Copy all lines that contain the word "this".

## begin Given data

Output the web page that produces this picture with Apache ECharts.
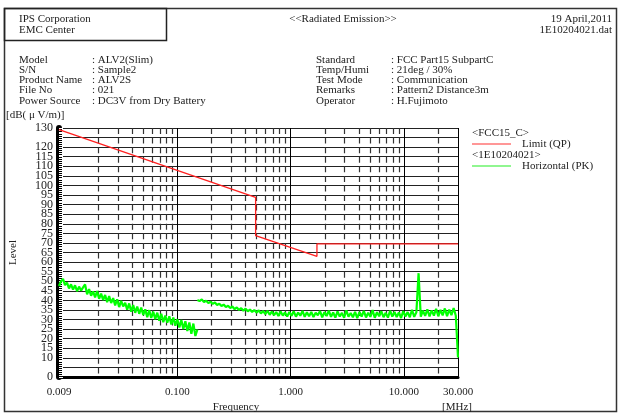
<!DOCTYPE html>
<html><head><meta charset="utf-8">
<script src="https://cdn.jsdelivr.net/npm/echarts@6/dist/echarts.min.js"></script>
<style>html,body{margin:0;padding:0;background:#fff}#c{width:622px;height:416px}</style>
</head><body><div id="c"></div><script>
// ---- data ----
var xMajorTicks = [0.009, 0.1, 1, 10, 30];
var xMinorTicks = [0.02,0.03,0.04,0.05,0.06,0.07,0.08,0.09,0.2,0.3,0.4,0.5,0.6,0.7,0.8,0.9,2,3,4,5,6,7,8,9,20];
var limitFreq  = [0.009, 0.49, 0.49, 1.705, 1.705, 30];
var limitLevel = [129.2, 93.8, 73.8, 63.0, 69.5, 69.5];
// sweep 1: 0.009 - 0.150 MHz
var sweep1Start = 0.009, sweep1Stop = 0.150;
var pkLow = [47.5,50.0,51.2,48.0,49.3,46.2,48.4,45.6,47.9,44.8,47.2,45.1,46.8,48.3,43.2,45.9,42.4,44.7,41.6,44.9,
  40.8,43.5,40.2,42.8,39.1,42.3,38.6,41.2,37.4,40.6,36.5,39.8,36.9,38.7,35.2,38.4,34.1,37.6,33.5,36.8,
  33.0,36.2,32.4,35.3,31.2,34.9,30.8,34.1,30.2,33.6,29.4,33.0,28.6,32.1,28.3,31.7,27.4,31.0,26.8,30.2,
  25.9,29.8,25.1,29.1,24.0,28.5,22.6,27.9,21.4,24.8];
// sweep 2: 0.150 - 30 MHz
var sweep2Start = 0.150, sweep2Stop = 30;
var pkHigh = [40.2,39.6,40.5,39.1,39.8,38.6,39.3,
  38.2,38.9,37.6,38.3,37.1,37.8,36.5,37.2,36.0,
  36.8,35.4,36.3,35.0,35.9,34.6,35.7,34.3,35.2,33.9,35.0,33.6,
  34.8,33.2,34.5,32.8,34.6,32.5,34.1,32.3,33.9,31.8,34.2,32.1,33.7,31.6,33.9,
  31.9,34.3,31.5,33.6,32.0,34.5,31.4,33.8,31.7,34.0,31.3,33.5,32.2,34.4,31.1,33.9,31.8,34.6,
  31.4,33.7,31.0,34.2,31.6,33.5,30.9,34.8,31.5,33.4,31.2,34.0,30.8,33.9,31.6,34.5,31.1,33.6,31.4,34.9,
  30.9,33.8,31.7,34.3,31.2,33.5,31.0,34.6,31.5,34.0,31.3,33.7,30.8,34.4,31.6,33.9,31.2,35.1,31.4,33.8,
  54.2,
  31.5,34.6,31.9,35.3,31.6,34.8,32.0,35.6,31.7,35.0,32.2,35.8,31.8,35.2,32.3,36.0,32.0,
  10.2];
var yHiddenLabels = [5, 125];

// ---- build ----
function sweep(start, stop, vals) {
  var n = vals.length, out = [];
  for (var i = 0; i < n; i++) {
    out.push([start * Math.pow(stop / start, i / (n - 1)), vals[i]]);
  }
  return out;
}
var limitData = limitFreq.map(function (f, i) { return [f, limitLevel[i]]; });
var pkData = sweep(sweep1Start, sweep1Stop, pkLow).concat([[0.1505, '-']]).concat(sweep(sweep2Start, sweep2Stop, pkHigh));

var FONT = '"Liberation Serif", "DejaVu Serif", serif';
var TC = '#222';
function txt(x, y, s, align, size) {
  return { type: 'text', x: x, y: y, silent: true,
    style: { text: s, fill: TC, font: (size || 11) + 'px ' + FONT, textAlign: align || 'left', textVerticalAlign: 'middle' } };
}
var rowsY = [60, 70.2, 80.4, 90.6, 100.8];
var leftLabels = ['Model', 'S/N', 'Product Name', 'File No', 'Power Source'];
var leftVals = [': ALV2(Slim)', ': Sample2', ': ALV2S', ': 021', ': DC3V from Dry Battery'];
var rightLabels = ['Standard', 'Temp/Humi', 'Test Mode', 'Remarks', 'Operator'];
var rightVals = [': FCC Part15 SubpartC', ': 21deg / 30%', ': Communication', ': Pattern2 Distance3m', ': H.Fujimoto'];
var graphics = [
  { type: 'rect', shape: { x: 4.5, y: 8.5, width: 612, height: 403 }, style: { fill: 'none', stroke: '#333', lineWidth: 1.5 }, silent: true },
  { type: 'rect', shape: { x: 4.5, y: 8.5, width: 162, height: 32 }, style: { fill: 'none', stroke: '#222', lineWidth: 1.5 }, silent: true },
  txt(19, 19, 'IPS Corporation'), txt(19, 30, 'EMC Center'),
  txt(343, 19, '<<Radiated Emission>>', 'center'),
  txt(612, 19, '19 April,2011', 'right'), txt(612, 30, '1E10204021.dat', 'right'),
  txt(6, 115, '[dB( μ V/m)]'),
  txt(472, 133, '<FCC15_C>'),
  { type: 'line', shape: { x1: 472, y1: 144, x2: 511, y2: 144 }, style: { stroke: '#ff3030', lineWidth: 1.2 }, silent: true },
  txt(522, 144, 'Limit (QP)'),
  txt(472, 155, '<1E10204021>'),
  { type: 'line', shape: { x1: 472, y1: 166, x2: 511, y2: 166 }, style: { stroke: '#22ee22', lineWidth: 1.2 }, silent: true },
  txt(522, 166, 'Horizontal (PK)'),
  txt(236, 407, 'Frequency', 'center'),
  txt(457, 407, '[MHz]', 'center')
];
for (var i = 0; i < 5; i++) {
  graphics.push(txt(19, rowsY[i], leftLabels[i]), txt(92, rowsY[i], leftVals[i]),
                txt(316, rowsY[i], rightLabels[i]), txt(391, rowsY[i], rightVals[i]));
}

var chart = echarts.init(document.getElementById('c'), null, { renderer: 'canvas' });
chart.setOption({
  animation: false,
  backgroundColor: '#fff',
  textStyle: { fontFamily: FONT },
  grid: { left: 58, right: 164, top: 128, bottom: 39 },
  xAxis: [{
    type: 'log', logBase: 10, min: 0.009, max: 30,
    axisLine: { show: true, lineStyle: { color: '#000', width: 3 } },
    axisTick: { show: false, customValues: xMajorTicks },
    axisLabel: { show: true, customValues: xMajorTicks, margin: 10, color: TC, fontSize: 11, fontFamily: FONT,
      formatter: function (v) { return (+v).toFixed(3); } },
    splitLine: { show: true, lineStyle: { color: '#000', width: 1 } },
    minorTick: { show: false }, minorSplitLine: { show: false }
  }, {
    type: 'log', logBase: 10, min: 0.009, max: 30, position: 'bottom',
    axisLine: { show: false }, axisLabel: { show: false },
    axisTick: { show: false, customValues: xMinorTicks },
    splitLine: { show: true, lineStyle: { color: '#333', width: 1.2, type: [6, 3.577], dashOffset: 0 } }
  }],
  yAxis: {
    type: 'value', min: 0, max: 130, interval: 5,
    name: 'Level', nameLocation: 'middle', nameGap: 40, nameRotate: 90,
    nameTextStyle: { color: TC, fontSize: 11, fontFamily: FONT },
    axisLine: { show: true, lineStyle: { color: '#000', width: 6 } },
    axisTick: { show: true, inside: true, length: 4, lineStyle: { color: '#fff', width: 1 } },
    minorTick: { show: true, splitNumber: 5, length: 3, lineStyle: { color: '#fff', width: 1 } },
    axisLabel: { margin: 6, color: TC, fontSize: 12, fontFamily: FONT,
      formatter: function (v) { return yHiddenLabels.indexOf(v) >= 0 ? '' : String(v); } },
    splitLine: { show: true, lineStyle: { color: '#222', width: 1 } }
  },
  series: [{
    name: 'Limit (QP)', type: 'line', xAxisIndex: 0, data: limitData, showSymbol: false,
    lineStyle: { color: '#ff2020', width: 1.3 }, z: 5
  }, {
    name: 'Horizontal (PK)', type: 'line', xAxisIndex: 0, data: pkData, showSymbol: false, connectNulls: false,
    lineStyle: { color: '#00ff00', width: 2.2 }, z: 4
  }],
  graphic: graphics
});
</script></body></html>
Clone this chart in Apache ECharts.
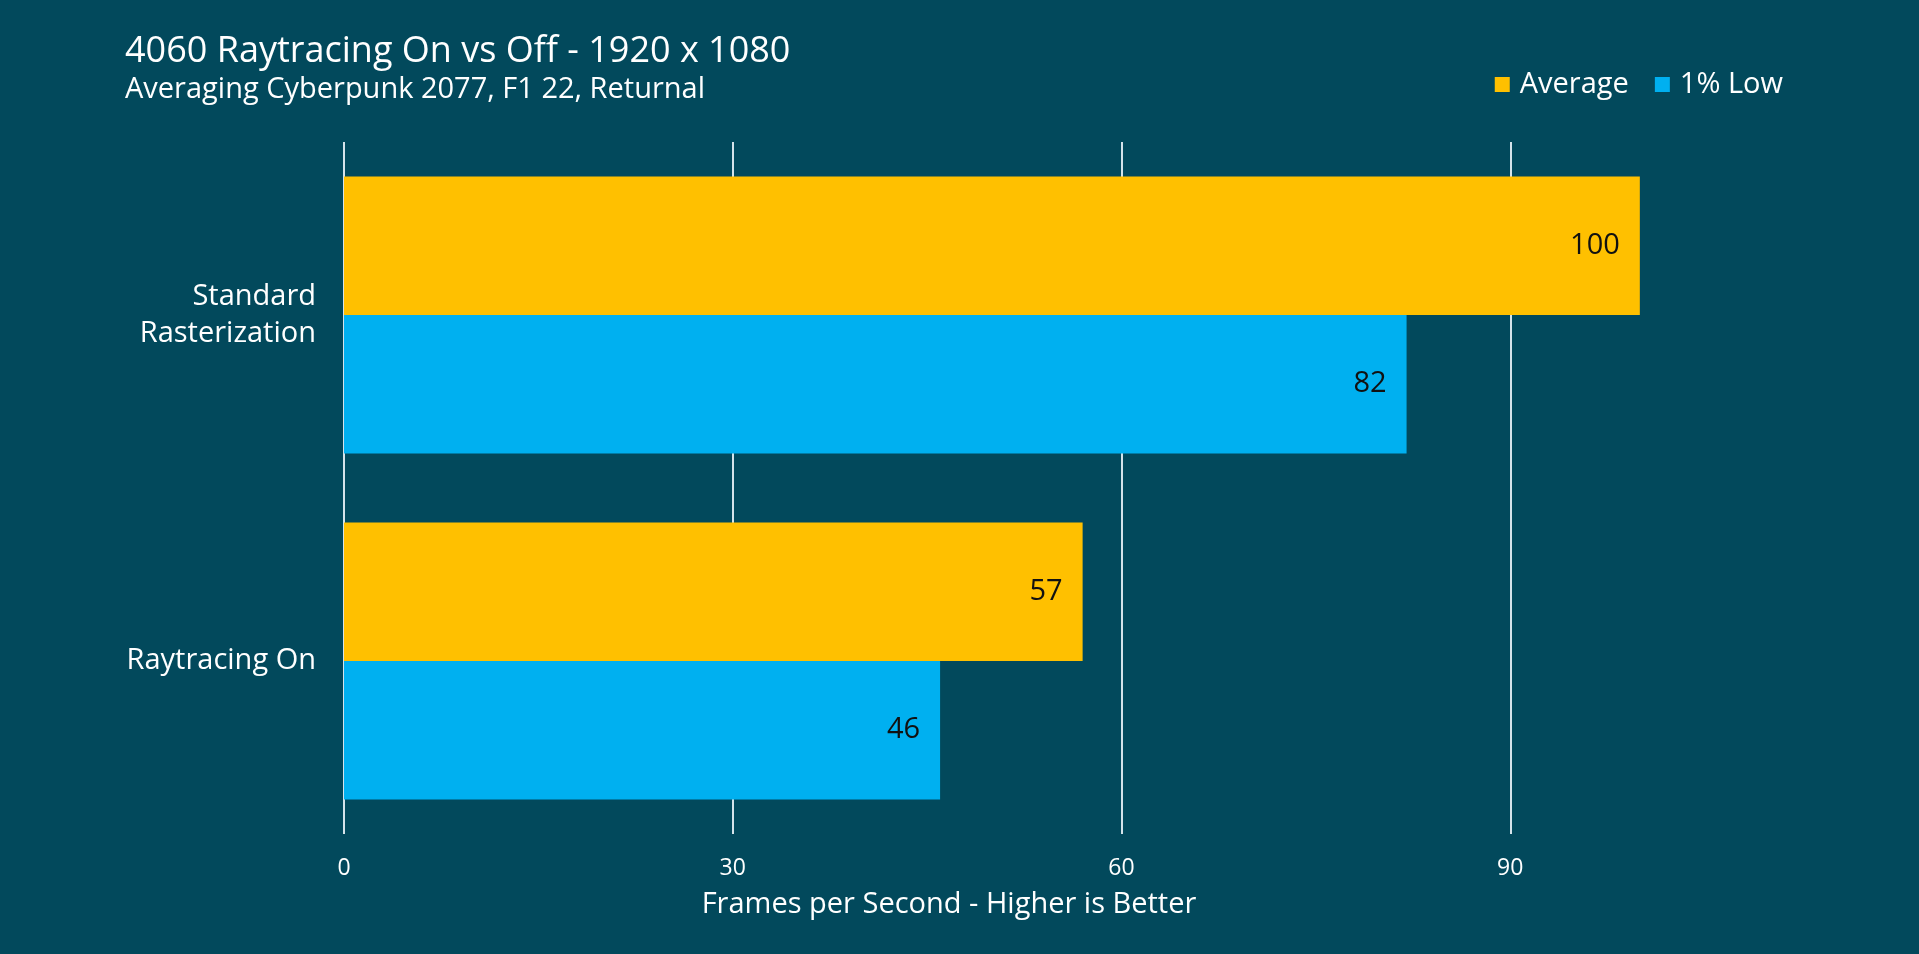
<!DOCTYPE html>
<html>
<head>
<meta charset="utf-8">
<script src="https://cdn.jsdelivr.net/npm/echarts@6/dist/echarts.min.js"></script>
<style>
html,body{margin:0;padding:0;background:#02495c;}
#c{width:1919px;height:954px;}
</style>
</head>
<body>
<div id="c"></div>
<script>
const categories = ['Standard\nRasterization', 'Raytracing On'];
const averageValues = [100, 57];
const lowValues = [82, 46];
const seriesNames = ['Average', '1% Low'];
const xTicks = [0, 30, 60, 90];

const FONT = 'Open Sans';
const chart = echarts.init(document.getElementById('c'), null, {renderer: 'canvas'});
chart.setOption({
  backgroundColor: '#02495c',
  animation: false,
  textStyle: {fontFamily: FONT},
  title: [
    {
      text: '4060 Raytracing On vs Off - 1920 x 1080',
      subtext: 'Averaging Cyberpunk 2077, F1 22, Returnal',
      left: 120, top: 29,
      itemGap: 5,
      textStyle: {color: '#ffffff', fontSize: 36, fontWeight: 'normal', fontFamily: FONT},
      subtextStyle: {color: '#ffffff', fontSize: 29, fontFamily: FONT}
    },
    {
      text: 'Frames per Second - Higher is Better',
      left: 944, top: 885, textAlign: 'center',
      textStyle: {color: '#ffffff', fontSize: 29, fontWeight: 'normal', fontFamily: FONT}
    }
  ],
  legend: {
    right: 131, top: 65,
    itemWidth: 15, itemHeight: 15, itemGap: 26,
    icon: 'rect',
    textStyle: {color: '#ffffff', fontSize: 29, fontFamily: FONT, padding: [0, 0, 0, 5]},
    data: seriesNames
  },
  grid: {left: 344, right: 20, top: 142, bottom: 120, containLabel: false},
  xAxis: {
    type: 'value', min: 0, max: 120, interval: 30,
    axisLine: {show: false},
    axisTick: {show: false},
    axisLabel: {
      color: '#ffffff', fontSize: 23, margin: 23, fontFamily: FONT,
      formatter: v => xTicks.includes(v) ? String(v) : ''
    },
    splitLine: {show: true, showMaxLine: false, lineStyle: {color: '#d5e3ea', width: 2}}
  },
  yAxis: {
    type: 'category', data: categories, inverse: true,
    axisLine: {show: false},
    axisTick: {show: false},
    axisLabel: {color: '#ffffff', fontSize: 29, margin: 28, lineHeight: 37, align: 'right', fontFamily: FONT}
  },
  series: [
    {
      name: seriesNames[0], type: 'bar', data: averageValues,
      barGap: '0%', barCategoryGap: '20%',
      itemStyle: {color: '#ffc000'},
      label: {show: true, position: 'insideRight', distance: 20, color: '#111111', fontSize: 29, fontFamily: FONT}
    },
    {
      name: seriesNames[1], type: 'bar', data: lowValues,
      barGap: '0%', barCategoryGap: '20%',
      itemStyle: {color: '#00b0f0'},
      label: {show: true, position: 'insideRight', distance: 20, color: '#111111', fontSize: 29, fontFamily: FONT}
    }
  ]
});
</script>
</body>
</html>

## end Given data

- [Expected output]:
Output the web page that produces this picture with Apache ECharts.
Clone this chart in Apache ECharts.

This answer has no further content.